I used to have several EMAs on my chart—the 20, 50, 100, and 200. And while each of those has its place, I realized that for how I read the market, they were creating more noise than value.
So I made a decision to build my process around the 10 EMA.
Now, that doesn’t mean the other EMAs aren’t important. They are. And any trader is free to structure their chart in a way that makes sense for them.
But if you are following my method, then the 10 EMA is the one I use to make decisions.
How I Use the 10 EMA
On the 1-hour chart, the 10 EMA helps me confirm entries. It works alongside price action at my key levels, giving me a clearer picture of whether price is rejecting a level or continuing through it.
On the higher timeframes, I also mark the 10 EMA from the weekly and monthly charts. These appear as broken horizontal lines on my chart—pink for the weekly and blue for the monthly.
These lines are not used for entries.
They are there for awareness.
They help me understand where price may slow down, react, or shift in momentum. In other words, they give me context without interfering with my execution.
Execution vs. Awareness
This is where everything came together for me.
Over time, I stopped treating my chart as one big decision-making space and started separating it into two roles: execution and awareness.
My execution happens at the daily and weekly levels. That’s where I’m looking for price to either reject or break and retest before entering a trade.
Everything else—the monthly and yearly levels, along with the higher timeframe EMAs—serves as context. They help me understand the environment I’m trading in, but they don’t dictate my entries.
That distinction changed everything.
A Final Word to Traders
If there’s one thing I want you to take from this, it’s this:
You have to take ownership of your process.
What works for me works because I’ve tested it, refined it, and committed to it. And that’s something every trader has to do for themselves.
Backtesting builds clarity.
It builds confidence.
And sometimes, it reveals something unique about how you see the market.
So don’t just follow what I do. Study it. Test it.

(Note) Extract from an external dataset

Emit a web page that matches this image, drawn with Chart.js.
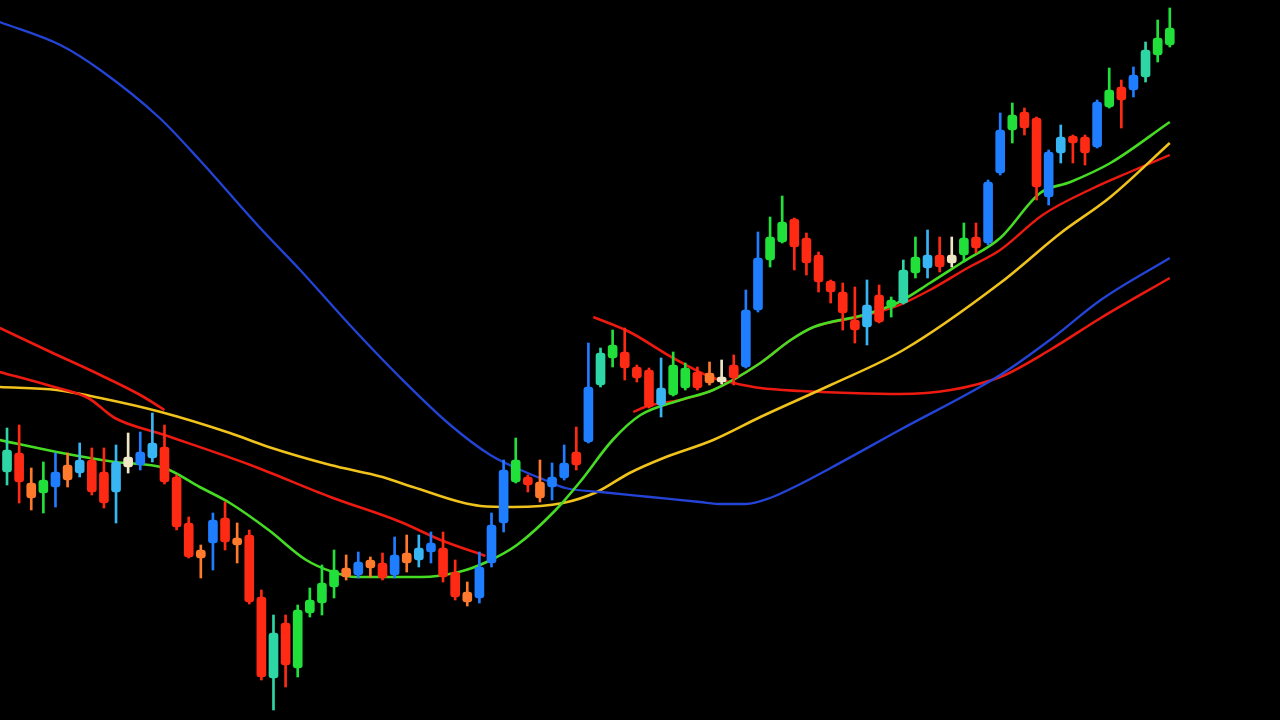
<!DOCTYPE html>
<html>
<head>
<meta charset="utf-8">
<title>Candles</title>
<script src="https://cdn.jsdelivr.net/npm/chart.js@4.4.1/dist/chart.umd.min.js"></script>
<style>
  html, body { margin: 0; padding: 0; background: #000; overflow: hidden; }
  #wrap { width: 1280px; height: 720px; position: relative; }
  #priceChart { filter: blur(0.4px); }
</style>
</head>
<body>
<div id="wrap"><canvas id="priceChart"></canvas></div>
<script>
// candle data, one entry per session
const opens = [
  124.8, 126.7, 123.7, 122.7, 123.3, 125.5, 124.7, 126.0, 124.8, 122.8,
  125.3, 125.5, 126.2, 127.3, 124.3, 119.7, 117.0, 117.7, 120.2, 118.2,
  118.5, 112.3, 104.2, 109.7, 105.2, 110.7, 111.7, 113.3, 115.2, 114.5,
  116.0, 115.7, 114.5, 116.7, 116.0, 116.8, 117.2, 114.8, 112.8, 112.2,
  115.7, 119.7, 123.8, 124.3, 123.8, 123.3, 124.2, 126.8, 127.8, 133.5,
  136.2, 136.8, 135.3, 135.0, 131.5, 132.5, 133.2, 134.8, 134.7, 133.8,
  135.5, 135.3, 141.0, 146.0, 147.8, 150.1, 148.2, 146.5, 143.9, 142.8,
  140.0, 139.3, 142.5, 141.3, 141.7, 144.7, 145.2, 146.5, 145.7, 146.5,
  148.3, 147.7, 154.7, 159.0, 160.8, 160.2, 152.3, 156.7, 158.4, 158.3,
  157.3, 161.3, 163.3, 163.0, 164.3, 166.5, 167.5
];
const closes = [
  127.0, 123.8, 122.2, 124.0, 124.8, 124.0, 126.0, 122.8, 121.7, 125.8,
  126.3, 126.8, 127.7, 123.8, 119.3, 116.3, 116.2, 120.0, 117.8, 117.5,
  111.8, 104.3, 108.7, 105.5, 111.0, 112.0, 113.7, 115.0, 114.3, 115.8,
  115.2, 114.2, 116.5, 115.7, 117.2, 117.7, 114.3, 112.3, 111.8, 115.3,
  119.5, 125.0, 126.0, 123.5, 122.2, 124.3, 125.7, 125.5, 133.3, 136.7,
  137.5, 135.2, 134.2, 131.3, 133.2, 135.5, 135.2, 133.2, 133.7, 134.3,
  134.2, 141.0, 146.2, 148.3, 149.8, 147.3, 145.7, 143.8, 142.8, 140.7,
  139.0, 141.5, 139.8, 142.0, 145.0, 146.3, 146.5, 145.3, 146.5, 148.2,
  147.2, 153.8, 159.0, 160.5, 159.2, 153.3, 156.8, 158.3, 157.7, 156.7,
  161.8, 163.0, 162.0, 164.5, 167.0, 168.2, 169.2
];
const highs = [
  129.2, 129.5, 125.2, 125.8, 126.7, 126.7, 127.7, 127.2, 127.2, 127.5,
  128.7, 128.8, 130.7, 129.5, 124.5, 120.3, 117.5, 120.7, 121.8, 119.7,
  119.0, 113.0, 110.5, 110.5, 111.5, 113.2, 115.5, 117.0, 116.5, 116.8,
  116.3, 116.7, 118.3, 118.5, 118.5, 118.8, 118.8, 116.0, 113.8, 116.8,
  120.7, 126.0, 128.2, 124.5, 126.0, 125.7, 127.5, 129.3, 137.7, 137.2,
  139.0, 139.2, 135.5, 135.2, 136.2, 136.8, 135.7, 135.3, 135.8, 136.0,
  136.5, 143.0, 148.8, 150.3, 152.4, 150.2, 148.7, 146.8, 144.0, 143.7,
  143.3, 144.0, 143.5, 142.3, 146.0, 148.3, 149.0, 148.3, 148.3, 149.7,
  149.7, 154.0, 160.7, 161.7, 161.2, 160.3, 157.0, 159.5, 158.5, 158.5,
  162.0, 165.2, 164.0, 165.3, 167.8, 170.0, 171.2
];
const lows = [
  123.5, 121.7, 121.0, 120.7, 121.3, 123.3, 124.3, 122.5, 121.2, 119.7,
  124.7, 125.0, 125.8, 123.6, 119.0, 116.2, 114.2, 115.0, 117.0, 115.7,
  111.6, 104.0, 101.0, 103.3, 104.3, 110.3, 110.5, 112.2, 114.0, 114.2,
  114.3, 114.0, 114.2, 114.8, 115.3, 115.7, 113.8, 112.0, 111.4, 111.7,
  115.3, 118.8, 123.7, 122.8, 121.8, 122.0, 124.0, 125.0, 127.7, 133.3,
  135.3, 134.0, 133.8, 131.2, 130.3, 132.4, 133.0, 133.0, 133.5, 133.6,
  133.5, 135.2, 140.8, 145.3, 147.7, 145.0, 144.5, 142.8, 141.7, 139.0,
  137.7, 137.5, 139.7, 140.3, 141.6, 144.2, 144.2, 144.8, 145.3, 145.8,
  146.7, 147.5, 154.5, 157.7, 158.5, 152.0, 151.5, 155.7, 155.7, 155.5,
  157.2, 161.2, 159.2, 162.3, 163.8, 165.8, 167.3
];
// candle colour class: r red, o orange, g green, t teal, b blue, c light blue, w pale
const kinds = [
  "t","r","o","g","b","o","c","r","r","c",
  "w","b","c","r","r","r","o","b","r","o",
  "r","r","t","r","g","g","g","g","o","b",
  "o","r","b","o","c","b","r","r","o","b",
  "b","b","g","r","o","b","b","r","b","t",
  "g","r","r","r","c","g","g","r","o","w",
  "r","b","b","g","g","r","r","r","r","r",
  "r","c","r","g","t","g","c","r","w","g",
  "r","b","b","g","r","r","b","c","r","r",
  "b","g","r","b","t","g","g"
];

// moving averages as [session, price]
const blueMA = [
  [-0.6, 169.8], [4.4, 167.5], [7.7, 165.0], [12.6, 160.2], [15.9, 156.0],
  [20.9, 149.2], [24.2, 145.0], [28.3, 139.5], [32.5, 134.2], [36.6, 129.5],
  [39.9, 126.5], [42.4, 125.0], [44.4, 124.0], [46.1, 123.2], [49.0, 122.8],
  [53.1, 122.3], [57.2, 121.8], [59.0, 121.6], [61.0, 121.6], [63.0, 122.2],
  [65.5, 123.6], [68.0, 125.2], [73.7, 129.0], [82.0, 134.5], [86.1, 138.0],
  [90.3, 142.0], [96.0, 146.2]
];
const redShortMA = [
  [-0.6, 139.2], [3.6, 136.8], [7.7, 134.5], [11.0, 132.5], [13.0, 131.0]
];
const redLeftMA = [
  [-0.6, 134.8], [3.6, 133.4], [6.7, 132.2], [8.9, 130.2], [13.0, 128.5],
  [20.1, 125.5], [26.7, 122.3], [32.5, 119.8], [35.8, 118.0], [39.5, 116.4]
];
const yellowMA = [
  [-0.6, 133.3], [4.1, 133.0], [7.7, 132.2], [12.7, 130.8], [18.4, 128.7],
  [21.6, 127.3], [26.7, 125.5], [31.0, 124.3], [33.5, 123.3], [39.1, 121.4],
  [41.8, 121.3], [45.9, 121.7], [48.7, 122.8], [51.4, 124.7], [54.2, 126.2],
  [58.3, 128.0], [62.2, 130.3], [68.0, 133.5], [74.0, 137.0], [82.0, 143.7],
  [87.0, 148.7], [91.1, 152.3], [96.0, 157.7]
];
const greenMA = [
  [-0.6, 128.0], [4.1, 126.8], [8.9, 125.8], [13.0, 125.2], [15.9, 123.3],
  [18.4, 121.7], [21.6, 119.0], [24.7, 116.0], [26.9, 114.8], [28.8, 114.3],
  [34.2, 114.3], [37.3, 114.8], [39.6, 115.8], [42.1, 117.5], [45.3, 121.0],
  [47.3, 123.8], [50.0, 128.0], [52.3, 130.5], [55.6, 132.0], [58.3, 133.0],
  [62.2, 135.7], [64.7, 138.0], [66.6, 139.3], [70.7, 140.5], [73.5, 141.7],
  [76.2, 143.7], [78.9, 145.8], [82.0, 148.2], [85.3, 152.7], [87.8, 153.8],
  [91.1, 155.7], [96.0, 159.8]
];
const redRightMA = [
  [51.7, 130.8], [52.9, 131.4], [55.6, 132.0], [58.3, 133.0], [62.2, 135.7],
  [64.7, 138.0], [66.6, 139.3], [70.7, 140.4], [73.5, 141.4], [76.2, 143.0],
  [79.3, 145.2], [82.0, 147.0], [85.5, 150.5], [89.7, 153.2], [92.7, 154.8],
  [96.0, 156.5]
];
const redSlowMA = [
  [48.4, 140.3], [51.4, 138.8], [55.0, 136.2], [58.1, 134.3], [60.0, 133.7],
  [62.2, 133.2], [65.5, 132.9], [69.6, 132.7], [73.7, 132.6], [77.9, 133.0],
  [82.0, 134.3], [86.1, 137.0], [90.3, 140.2], [96.0, 144.2]
];

const palette = {
  r: "#ff2a14", o: "#ff7a2c", g: "#22e03a", t: "#2ed6a6",
  b: "#1f7dff", c: "#38b6f4", w: "#efe6c6"
};
const candleColors = kinds.map(k => palette[k]);

function lineSet(points, color, width) {
  return {
    type: "line",
    data: points.map(p => ({ x: p[0], y: p[1] })),
    borderColor: color,
    borderWidth: width,
    pointRadius: 0,
    fill: false,
    cubicInterpolationMode: "monotone",
    order: 3
  };
}

const ctx = document.getElementById("priceChart");

new Chart(ctx, {
  type: "bar",
  data: {
    datasets: [
      lineSet(blueMA, "#2344d6", 2.3),
      lineSet(redShortMA, "#ec1a10", 2.6),
      lineSet(redLeftMA, "#ec1a10", 2.6),
      lineSet(yellowMA, "#f0c21c", 2.6),
      lineSet(redSlowMA, "#ec1a10", 2.6),
      lineSet(redRightMA, "#ec1a10", 2.4),
      Object.assign(lineSet(greenMA, "#46dc24", 2.6), { order: 2 }),
      {
        data: opens.map((o, i) => ({ x: i, y: [lows[i], highs[i]] })),
        backgroundColor: candleColors,
        barThickness: 2,
        grouped: false,
        order: 1
      },
      {
        data: opens.map((o, i) => ({ x: i, y: [o, closes[i]] })),
        backgroundColor: candleColors,
        barThickness: 9,
        borderRadius: 3,
        borderSkipped: false,
        grouped: false,
        order: 0
      }
    ]
  },
  options: {
    responsive: true,
    maintainAspectRatio: false,
    animation: false,
    layout: { padding: 0 },
    plugins: { legend: { display: false }, tooltip: { enabled: false } },
    scales: {
      x: { type: "linear", min: -0.58, max: 105.1, offset: false, display: false },
      y: { min: 100, max: 172, display: false }
    }
  }
});
</script>
</body>
</html>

Challenge it.
And if you choose to use this method, then follow it as it was designed—because consistency comes from discipline, not from mixing and matching pieces of different strategies.
Final Thoughts
Trading isn’t about having more tools.
It’s about having the right ones—and knowing how to use them with intention.
For me, that meant simplifying everything down to:
location, confirmation, and patience.
And once I did that…
The market didn’t become easier.
But it did become a lot clearer.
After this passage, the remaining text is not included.